Fig.8.Simulation Result of Reconfigurable FIR Filter
The simulation result of Reconfigurable FIR filter is shown in the Fig.8 . The input sample X K is a 16-bit binary value and filter length C m is also a 16-bit binary value. Input values are applied to RU it produces four rows of 16-bit input samples by performing a shift operation. The 16-bit filter coefficients are partitioned into a group of four bits. Multiplication operations are performed between filter coefficients and the input samples. These partial products are finally added in the PAU by using an array of Kogge Stone Adders (KSA). Finally, from KSA filter output is obtained. To illustrate the functionality of the proposed architecture a 16-bit input sample Xk=0011001000010000 and filter coefficient cm=0011010001010110 with clock=1 and reset =0 are considered, then shift operation is performed on input sample, which gives four rows of input. The first row of input is the same as the input sample w1. For the second row of input, the first four bits of the MSB (0011) of input sample become LSB and this process continues w2, w3 and w4 are obtained. Filter coefficient cm is partitioned into a group of four bits which gives w5, w6, w7, and w8. The four rows of input w1, w2, w3, and w4 are multiplied with filter coefficients w8,w7,w6, and w5 then the output w9,w10,w11,w12 are obtained respectively. After that by using KSA the summation of w9, w10, w11 and w12 are performed. Finally, the filter output yk=1101011010111100 is obtained.

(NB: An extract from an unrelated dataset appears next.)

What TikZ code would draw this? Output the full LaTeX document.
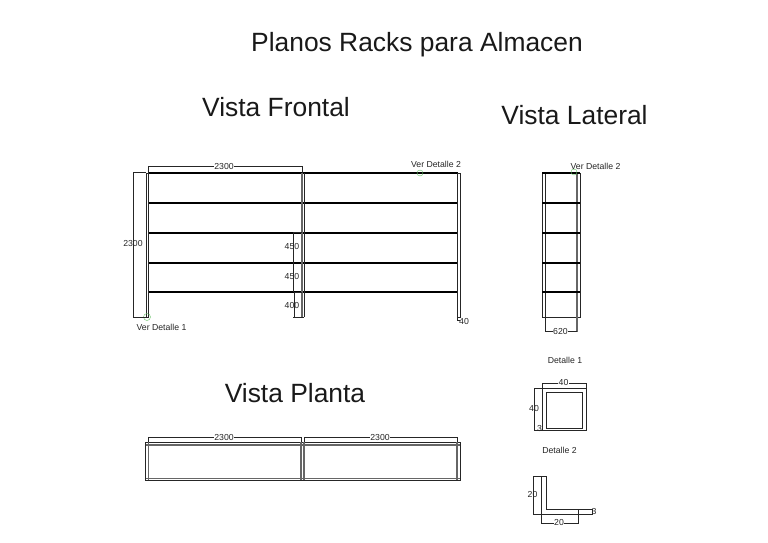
\documentclass[tikz,border=0pt]{standalone}
\usepackage{fontspec}
\setmainfont{Liberation Sans}
\tikzset{
	titulo/.style={inner sep=0pt, font=\fontsize{26.4}{27}\selectfont, text=black!90},
	cota/.style={inner sep=0.5pt, font=\fontsize{8.7}{9}\selectfont, text=black!85},
	cotab/.style={cota, fill=white},
	linea/.style={line width=0.85pt, black!85},
	doble/.style={line width=1.1pt, black!60},
	estante/.style={line width=1.6pt, black},
	detalle/.style={green!60!black!60, line width=0.4pt}
}
\begin{document}
\begin{tikzpicture}[x=1pt, y=-1pt]
	\useasboundingbox (0,0) rectangle (768,542);
	%titles
	\node[titulo] (tplanos) at (417, 45){Planos Racks para Almacen};
	\node[titulo] (tfrontal) at (276, 107){Vista Frontal};
	\node[titulo] (tlateral) at (574.5, 115){Vista Lateral};
	\node[titulo] (tplanta) at (295, 393){Vista Planta};
	
	%front view
	\foreach \y in {173, 203, 232.8, 263, 292}{
		\draw[estante] (148, \y)--(458, \y);
	}
	\draw[linea] (146, 173) rectangle (148.5, 317);
	\draw[doble] (302, 173)--(302, 317);
	\draw[linea] (304, 173)--(304, 317);
	\draw[linea] (457.5, 173) rectangle (460, 317);
	\draw[detalle] (147, 317) circle (3.5);
	\draw[detalle] (420, 173) circle (3);
	\draw[linea] (148, 173)--(148, 166.5)--(302, 166.5)--(302, 173);
	\node[cotab] (a1) at (224, 166){2300};
	\draw[linea] (146, 172.7)--(133.5, 172.7)--(133.5, 317)--(146, 317);
	\node[cota] (a2) at (133, 243.5){2300};
	\draw[linea] (302, 232.8)--(293, 232.8)--(293, 292);
	\draw[linea] (302, 292)--(294, 292)--(294, 317);
	\draw[linea] (293, 317)--(304, 317);
	\node[cota] (a3) at (292, 246.5){450};
	\node[cota] (a4) at (292, 276.5){450};
	\node[cota] (a5) at (292, 305){400};
	\draw[linea] (457.5, 317)--(457.5, 320)--(460, 320);
	\node[cota] (a6) at (464, 321){40};
	\node[cota] (ver1) at (161.5, 327){Ver Detalle 1};
	\node[cota] (ver2) at (436, 164){Ver Detalle 2};
	
	%side view
	\draw[linea] (542, 173) rectangle (580, 317);
	\draw[linea] (545, 173)--(545, 332);
	\draw[doble] (577, 173)--(577, 332);
	\foreach \y in {173, 203, 232.8, 263, 292}{
		\draw[estante] (542, \y)--(580, \y);
	}
	\draw[detalle] (574, 172) circle (3);
	\draw[linea] (545, 331.7)--(577, 331.7);
	\node[cotab] (b1) at (560.5, 331){620};
	\node[cota] (ver3) at (595.5, 166){Ver Detalle 2};
	
	%detail 1
	\node[cota] (d1) at (565, 360.5){Detalle 1};
	\draw[linea] (542, 388) rectangle (586, 430);
	\draw[linea] (546, 392.5) rectangle (582.5, 428.5);
	\draw[linea] (542, 388)--(542, 383.3)--(586, 383.3)--(586, 388);
	\node[cotab] (c1) at (563.5, 382.5){40};
	\draw[linea] (542, 388)--(534, 388)--(534, 430)--(542, 430);
	\node[cota] (c2) at (534, 408.5){40};
	\node[cota] (c3) at (539.5, 428){3};
	
	%detail 2
	\node[cota] (d2) at (559.5, 450.5){Detalle 2};
	\draw[linea] (541.7, 476.7)--(546.7, 476.7)--(546.7, 509.3)--(592.7, 509.3)--(592.7, 514.5)--(541.7, 514.5)--cycle;
	\draw[linea] (541.7, 476.7)--(533.3, 476.7)--(533.3, 514.5)--(541.7, 514.5);
	\node[cota] (e1) at (532.5, 494.5){20};
	\draw[linea] (541.7, 514.5)--(541.7, 523.3)--(578.3, 523.3)--(578.3, 509.3);
	\node[cotab] (e2) at (559, 522.5){20};
	\node[cota] (e3) at (594, 511){3};
	
	%plan view
	\draw[linea] (145.7, 442.3) rectangle (460, 480);
	\draw[doble] (145.7, 445)--(460, 445);
	\draw[doble] (145.7, 478.5)--(460, 478.5);
	\foreach \x in {148.3, 301, 304, 457}{
		\draw[doble] (\x, 442.3)--(\x, 480);
	}
	\draw[linea] (148.3, 442.3)--(148.3, 437.7)--(301, 437.7)--(301, 442.3);
	\draw[linea] (304, 442.3)--(304, 437.7)--(457, 437.7)--(457, 442.3);
	\node[cotab] (p1) at (224, 437){2300};
	\node[cotab] (p2) at (380, 437){2300};
\end{tikzpicture}
\end{document}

Fig.9. Simulation Result of Fixed FIR Filter
The simulation result of Fixed FIR filter is shown in the Fig.9 . The input sample X is 8-bit binary value and having the filter length N=16. Input values are applied to RU it produces six input samples of 8-bit binary value. These input samples are multiplied by several constant coefficients using the MCM method. The outputs of all the MCM blocks are given to adder network it produce inner product values. The array of KSA is used in PAU for summation of all the inner product values. Finally, from KSA filter output is obtained. To illustrate the functionality of the proposed architecture a 8-bit input sample Xk=00011101 and fixed coefficient are considered. MCM operation is performed between the input sample and 4-wide MCM (h0, h1, h2, h3) having a width of 8-bit binary value then w1 is obtained. This process repeats for 8,12 and 16 wide MCM and the output obtained are w2, w3, w4, w5, w6, and w7. In adder network, these partial inner products are added which gives w8, w9, w10 and w11. After that by using KSA the summation of w8, w9, w10 and w11 are performed. Finally, the filter output yk is obtained. 
V. Conclusion
In this paper, a high-speed and area efficient transpose form block FIR filter is implemented for both Fixed and Reconfigurable applications. The proposed architecture is compared with that of RFIR and FFIR filter using Ripple Carry Adders (RCA) and Carry Select Adder (CSLA) in pipelined adder unit in terms of Area Delay Product (ADP). The proposed architecture has a better ADP than a RFIR and FFIR filter with RCA by 14.8% and 4.51% and is better than RFIR and FFIR filter with CSL by 19.4% and 17.9%. In the future, the area and delay can further be reduced in transpose form FIR filter by using Dadda multiplier in the Inner Product Unit.